7.                                Vu l’issue de la cause, les frais judiciaires seront mis à la charge du recourant.

Par ces motifs,
l'Autorité de recours en matière pénale

1.    Rejette le recours.

2.    Met les frais judiciaires, arrêtés à 800 francs, à la charge du recourant.

3.    Notifie le présent arrêt à X.________, par son mandataire Me A.________, à Y.________ et au Ministère public (MP.2019.6068).

Neuchâtel, le 11 août 2020 

  

Art. 144 CP
Dommages à la propriété
 

1 Celui qui aura endommagé, détruit ou mis hors d’usage une chose appartenant à autrui ou frappée d’un droit d’usage ou d’usufruit au bénéfice d’autrui sera, sur plainte, puni d’une peine privative de liberté de trois ans au plus ou d’une peine pécuniaire.

2 Si l’auteur a commis le dommage à la propriété à l’occasion d’un attroupement formé en public, la poursuite aura lieu d’office.

3 Si l’auteur a causé un dommage considérable, le juge pourra prononcer une peine privative de liberté de un à cinq ans.
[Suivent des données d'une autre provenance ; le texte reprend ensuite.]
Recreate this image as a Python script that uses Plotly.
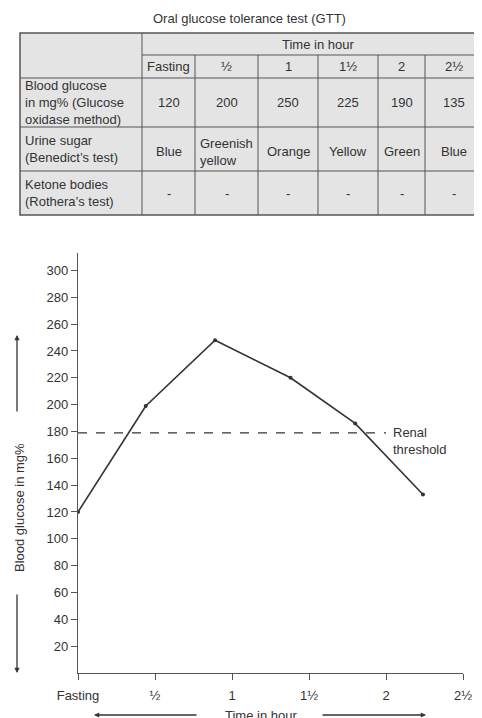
import plotly.graph_objects as go

# data
time_labels = ['Fasting', '½', '1', '1½', '2', '2½']
blood_glucose = ['120', '200', '250', '225', '190', '135']
urine_sugar = ['Blue', 'Greenish<br>yellow', 'Orange', 'Yellow', 'Green', 'Blue']
ketone = ['-', '-', '-', '-', '-', '-']
row_labels = ['Blood glucose<br>in mg% (Glucose<br>oxidase method)',
              'Urine sugar<br>(Benedict’s test)',
              'Ketone bodies<br>(Rothera’s test)']

# plotted points (hours, mg%) as drawn in the graph
x_hours = [0, 0.44, 0.89, 1.38, 1.8, 2.24]
y_glucose = [120, 199, 248, 220, 186, 133]
renal_threshold = 179
x_ticks = [0, 0.5, 1, 1.5, 2, 2.5]
y_ticks = list(range(20, 301, 20))

W, H = 482, 718
FONT = 'Liberation Sans, Arial, sans-serif'
INK = '#333333'

fig = go.Figure()
fig.add_trace(go.Scatter(x=x_hours, y=y_glucose, mode='lines+markers',
                         line=dict(color=INK, width=1.6),
                         marker=dict(size=4, color=INK), showlegend=False))
fig.add_trace(go.Scatter(x=[0, 2.0], y=[renal_threshold] * 2, mode='lines',
                         line=dict(color=INK, width=1.2, dash='dash'),
                         showlegend=False))
fig.add_annotation(x=2.03, y=renal_threshold, text='Renal<br>threshold',
                   showarrow=False, xanchor='left', yanchor='top', yshift=10,
                   align='left', font=dict(size=13, color=INK))

shapes, annos = [], []

def px_x(p):
    return p / W

def px_y(p):
    return 1 - p / H

# ---- table (pixel grid) ----
cols = [12, 134, 187, 250, 310, 370, 417, 475]
rows = [25, 47, 70, 119, 163, 207]
shapes.append(dict(type='rect', xref='paper', yref='paper',
                   x0=px_x(cols[0]), x1=px_x(cols[-1]), y0=px_y(rows[-1]), y1=px_y(rows[0]),
                   fillcolor='#e4e4e4', line=dict(color='#555', width=1.5), layer='below'))

def hline(y, x0, x1):
    shapes.append(dict(type='line', xref='paper', yref='paper', x0=px_x(x0), x1=px_x(x1),
                       y0=px_y(y), y1=px_y(y), line=dict(color='#555', width=1)))

def vline(x, y0, y1):
    shapes.append(dict(type='line', xref='paper', yref='paper', x0=px_x(x), x1=px_x(x),
                       y0=px_y(y0), y1=px_y(y1), line=dict(color='#555', width=1)))

hline(rows[1], cols[1], cols[-1])
for r in rows[2:-1]:
    hline(r, cols[0], cols[-1])
vline(cols[1], rows[0], rows[-1])
for c in cols[2:-1]:
    vline(c, rows[1], rows[-1])

def cell_text(text, x, y, anchor='center'):
    annos.append(dict(xref='paper', yref='paper', x=px_x(x), y=px_y(y), text=text,
                      showarrow=False, xanchor=anchor, yanchor='middle', align='left',
                      font=dict(size=13, color=INK, family=FONT)))

annos.append(dict(xref='paper', yref='paper', x=0.5, y=px_y(11), text='Oral glucose tolerance test (GTT)',
                  showarrow=False, xanchor='center', yanchor='middle',
                  font=dict(size=13, color=INK, family=FONT)))
cell_text('Time in hour', (cols[1] + cols[-1]) / 2 + 5, (rows[0] + rows[1]) / 2)
for i, lab in enumerate(time_labels):
    cx = (cols[i + 1] + cols[i + 2]) / 2
    cell_text(lab, cx, (rows[1] + rows[2]) / 2)
    cell_text(blood_glucose[i], cx, (rows[2] + rows[3]) / 2)
    cell_text(urine_sugar[i], cx, (rows[3] + rows[4]) / 2 + 3)
    cell_text(ketone[i], cx, (rows[4] + rows[5]) / 2)
for j, lab in enumerate(row_labels):
    cell_text(lab, cols[0] + 3, (rows[j + 2] + rows[j + 3]) / 2, anchor='left')

# ---- axis titles with arrows ----
annos.append(dict(xref='paper', yref='paper', x=px_x(11), y=px_y(500), text='Blood glucose in mg%',
                  textangle=-90, showarrow=False, xanchor='center', yanchor='middle',
                  font=dict(size=13, color=INK, family=FONT)))
annos.append(dict(xref='paper', yref='paper', x=px_x(253), y=px_y(707), text='Time in hour',
                  showarrow=False, xanchor='center', yanchor='middle',
                  font=dict(size=13, color=INK, family=FONT)))
arrows = [((9, 327), (9, 405)), ((9, 665), (9, 585)),
          ((86, 707), (190, 707)), ((418, 707), (313, 707))]
for (hx, hy), (tx, ty) in arrows:
    annos.append(dict(xref='paper', yref='paper', x=px_x(hx), y=px_y(hy),
                      axref='pixel', ayref='pixel', ax=tx - hx, ay=ty - hy, text='',
                      showarrow=True, arrowhead=2, arrowsize=0.8, arrowwidth=1.3, arrowcolor=INK))

for a in annos:
    fig.add_annotation(**a)

fig.update_layout(
    width=W, height=H, autosize=False, margin=dict(l=0, r=0, t=0, b=0, pad=0),
    paper_bgcolor='white', plot_bgcolor='white', shapes=shapes,
    font=dict(family=FONT, color=INK, size=13),
    xaxis=dict(domain=[70 / W, 455 / W], range=[0, 2.5], tickvals=x_ticks, ticktext=time_labels,
               showgrid=False, zeroline=False, showline=True, linecolor='#555', linewidth=1.2,
               ticks='outside', ticklen=6, tickcolor='#555', ticklabelstandoff=4, automargin=False),
    yaxis=dict(domain=[1 - 665 / H, 1 - 245 / H], range=[0, 313], tickvals=y_ticks,
               showgrid=False, zeroline=False, showline=True, linecolor='#555', linewidth=1.2,
               ticks='outside', ticklen=6, tickcolor='#555', automargin=False),
)

fig.write_html('out.html')
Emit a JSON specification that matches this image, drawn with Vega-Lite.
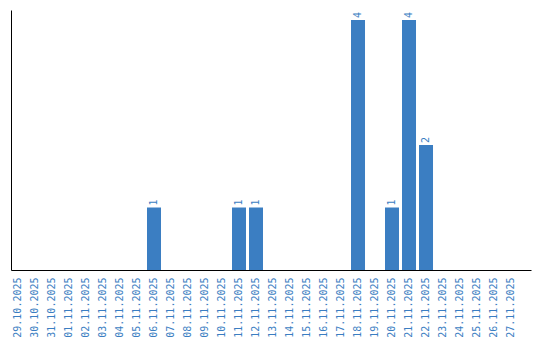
{
  "$schema": "https://vega.github.io/schema/vega-lite/v6.json",
  "autosize": "none",
  "width": 520,
  "height": 260,
  "padding": {"left": 11, "top": 10, "right": 9, "bottom": 70},
  "background": "white",
  "config": {"view": {"stroke": null}},
  "data": {"values": [
    {"date": "29.10.2025", "value": 0},
    {"date": "30.10.2025", "value": 0},
    {"date": "31.10.2025", "value": 0},
    {"date": "01.11.2025", "value": 0},
    {"date": "02.11.2025", "value": 0},
    {"date": "03.11.2025", "value": 0},
    {"date": "04.11.2025", "value": 0},
    {"date": "05.11.2025", "value": 0},
    {"date": "06.11.2025", "value": 1},
    {"date": "07.11.2025", "value": 0},
    {"date": "08.11.2025", "value": 0},
    {"date": "09.11.2025", "value": 0},
    {"date": "10.11.2025", "value": 0},
    {"date": "11.11.2025", "value": 1},
    {"date": "12.11.2025", "value": 1},
    {"date": "13.11.2025", "value": 0},
    {"date": "14.11.2025", "value": 0},
    {"date": "15.11.2025", "value": 0},
    {"date": "16.11.2025", "value": 0},
    {"date": "17.11.2025", "value": 0},
    {"date": "18.11.2025", "value": 4},
    {"date": "19.11.2025", "value": 0},
    {"date": "20.11.2025", "value": 1},
    {"date": "21.11.2025", "value": 4},
    {"date": "22.11.2025", "value": 2},
    {"date": "23.11.2025", "value": 0},
    {"date": "24.11.2025", "value": 0},
    {"date": "25.11.2025", "value": 0},
    {"date": "26.11.2025", "value": 0},
    {"date": "27.11.2025", "value": 0}
  ]},
  "encoding": {
    "x": {
      "field": "date", "type": "nominal", "sort": null,
      "scale": {"paddingInner": 0.176, "paddingOuter": 0.382, "align": 0},
      "axis": {
        "title": null, "ticks": false, "labelAngle": -90, "labelAlign": "right",
        "labelBaseline": "middle", "labelPadding": 7,
        "labelFont": "DejaVu Sans Mono", "labelFontSize": 10, "labelColor": "#3b7ec2",
        "domainColor": "black", "domainWidth": 1, "grid": false
      }
    },
    "y": {
      "field": "value", "type": "quantitative",
      "scale": {"domain": [0, 4.16], "nice": false},
      "axis": {"title": null, "ticks": false, "labels": false, "grid": false, "domainColor": "black", "domainWidth": 1}
    }
  },
  "layer": [
    {"mark": {"type": "bar", "color": "#3b7ec2"}},
    {
      "transform": [{"filter": "datum.value > 0"}],
      "mark": {"type": "text", "angle": 270, "align": "left", "baseline": "middle", "dx": 2, "font": "DejaVu Sans Mono", "fontSize": 10, "color": "#3b7ec2"},
      "encoding": {"text": {"field": "value", "type": "quantitative"}}
    }
  ]
}
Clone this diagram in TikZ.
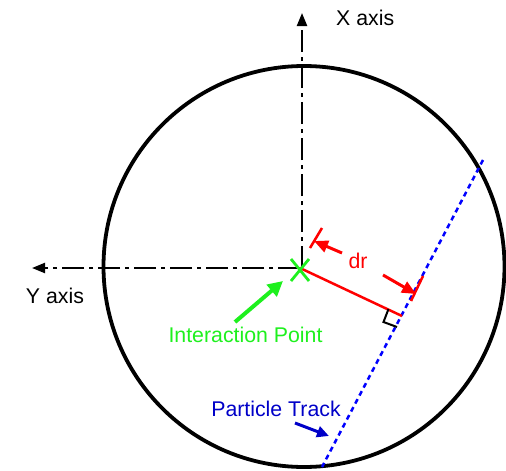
\documentclass[tikz,border=0pt]{standalone}
\usepackage{fontspec}
\setmainfont{Liberation Sans}
\usetikzlibrary{arrows.meta}
\definecolor{ipgreen}{RGB}{30,240,30}
\definecolor{trackblue}{RGB}{0,0,255}
\definecolor{labelblue}{RGB}{0,0,200}
\definecolor{drred}{RGB}{255,0,0}
\begin{document}
\begin{tikzpicture}[x=1pt,y=-1pt,
  lbl/.style={inner sep=0pt,font=\fontsize{21.3}{25}\selectfont},
  axisline/.style={line width=2.2pt,dash pattern=on 22pt off 5pt on 4pt off 5pt,-{Triangle[length=13pt,width=10pt]}},
  ptr/.style={line width=3pt,-{Triangle[length=14pt,width=12pt]}}]
\useasboundingbox (0,0) rectangle (506,471);
% coordinates
\coordinate (C) at (304,266.5);
\coordinate (IP) at (300,268);
\coordinate (Xtip) at (302,13);
\coordinate (Ytip) at (32,268);
\coordinate (T1) at (483,160);
\coordinate (T2) at (322,467);
\coordinate (R) at (402,316);
% circle
\draw[line width=3.8pt] (C) circle[radius=200.5];
% axes
\draw[axisline] (302,268) -- (Xtip);
\draw[axisline] (300,268) -- (Ytip);
% track
\draw[trackblue,line width=2.5pt,dash pattern=on 5pt off 4pt] (T1) -- (T2);
% red dr line
\draw[drred,line width=2.5pt] (IP) -- (R);
% right-angle marker
\draw[line width=2pt] (388.5,309) -- (383.5,322) -- (397,327);
% dimension ticks
\coordinate (K1a) at (310,248);
\coordinate (K1b) at (322,228);
\coordinate (K2a) at (411,301);
\coordinate (K2b) at (423,276);
\draw[drred,line width=2.5pt] (K1a) -- (K1b);
\draw[drred,line width=2.5pt] (K2a) -- (K2b);
\draw[drred,ptr] (342,253) -- (314,241);
\draw[drred,ptr] (383,275) -- (416,294);
\node[lbl,text=drred,anchor=base] (dr) at (358,268) {dr};
% interaction point mark
\draw[ipgreen,line width=2.8pt] (291,259) -- (309,281) (309,259) -- (291,281);
\draw[ipgreen,line width=4pt,-{Triangle[length=15pt,width=15pt]}] (235,322) -- (283,281);
\node[lbl,text=ipgreen,anchor=base] (iplabel) at (245.5,342) {Interaction Point};
% labels
\node[lbl,anchor=base west] (xlabel) at (336,25) {X axis};
\node[lbl,anchor=base] (ylabel) at (55,303) {Y axis};
\node[lbl,text=labelblue,anchor=base] (ptlabel) at (276,416.5) {Particle Track};
\draw[labelblue,line width=3pt,-{Triangle[length=12pt,width=11pt]}] (295,423) -- (329,436);
\end{tikzpicture}
\end{document}
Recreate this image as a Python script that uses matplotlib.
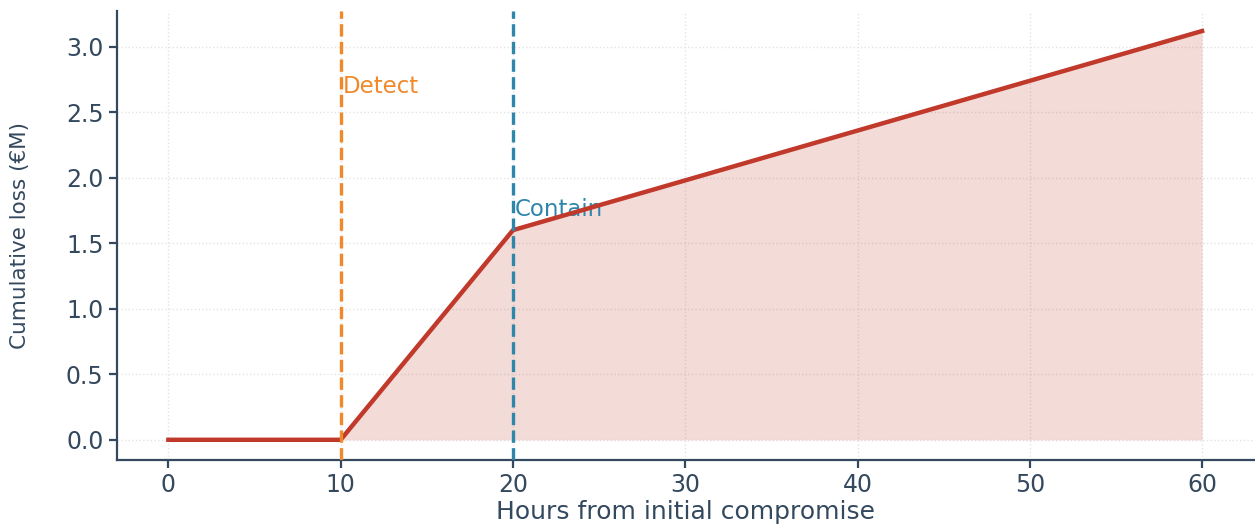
import numpy as np
import matplotlib
matplotlib.use("Agg")
import matplotlib.pyplot as plt

# data
hours = [0, 10, 20, 60]
loss = [0.0, 0.0, 1.6, 3.12]
detect_hour = 10
contain_hour = 20
detect_label = "Detect"
contain_label = "Contain"

ink = "#34495e"
red = "#c0392b"
orange = "#f0892a"
blue = "#2e86ab"

plt.rcParams['font.family'] = ['DejaVu Sans']

fig, ax = plt.subplots(figsize=(12.55, 5.29), dpi=100)
fig.subplots_adjust(left=0.093, right=0.999, top=0.98, bottom=0.13)

ax.plot(hours, loss, color=red, lw=3.2, zorder=4)
ax.fill_between(hours, loss, 0, color=red, alpha=0.18, lw=0, zorder=2)

ax.axvline(detect_hour, color=orange, ls="--", lw=2.4, zorder=5)
ax.axvline(contain_hour, color=blue, ls="--", lw=2.4, zorder=5)
ax.text(detect_hour + 0.1, 2.70, detect_label, color=orange, fontsize=16.5, va="center", ha="left")
ax.text(contain_hour + 0.1, 1.76, contain_label, color=blue, fontsize=16.5, va="center", ha="left")

ax.set_xticks([0, 10, 20, 30, 40, 50, 60])
ax.set_yticks([0.0, 0.5, 1.0, 1.5, 2.0, 2.5, 3.0])
ax.set_yticklabels([f"{v:.1f}" for v in [0.0, 0.5, 1.0, 1.5, 2.0, 2.5, 3.0]])

ax.grid(True, ls=":", color="#e3e3e3", lw=1)
ax.set_axisbelow(True)
for s in ["top", "right"]:
    ax.spines[s].set_visible(False)
for s in ["left", "bottom"]:
    ax.spines[s].set_color(ink)
    ax.spines[s].set_linewidth(1.6)
ax.tick_params(colors=ink, labelsize=17, width=1.6, length=6)

ax.set_xlabel("Hours from initial compromise", fontsize=18, color=ink, labelpad=2)
ax.set_ylabel("Cumulative loss (€M)", fontsize=15.5, color=ink, labelpad=26)

fig.savefig("out.png", dpi=100)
La poursuite aura lieu d’office.

 
Art. 181 CP
Contrainte
 

Celui qui, en usant de violence envers une personne ou en la menaçant d’un dommage sérieux, ou en l’entravant de quelque autre manière dans sa liberté d’action, l’aura obligée à faire, à ne pas faire ou à laisser faire un acte sera puni d’une peine privative de liberté de trois ans au plus ou d’une peine pécuniaire.

 

Art. 310 CPP
Ordonnance de non-entrée en matière
 

1 Le ministère public rend immédiatement une ordonnance de non-entrée en matière s’il ressort de la dénonciation ou du rapport de police:

a. que les éléments constitutifs de l’infraction ou les conditions à l’ouverture de l’action pénale ne sont manifestement pas réunis;

b. qu’il existe des empêchements de procéder;

c. que les conditions mentionnées à l’art. 8 imposent de renoncer à l’ouverture d’une poursuite pénale.

2 Au surplus, les dispositions sur le classement de la procédure sont applicables.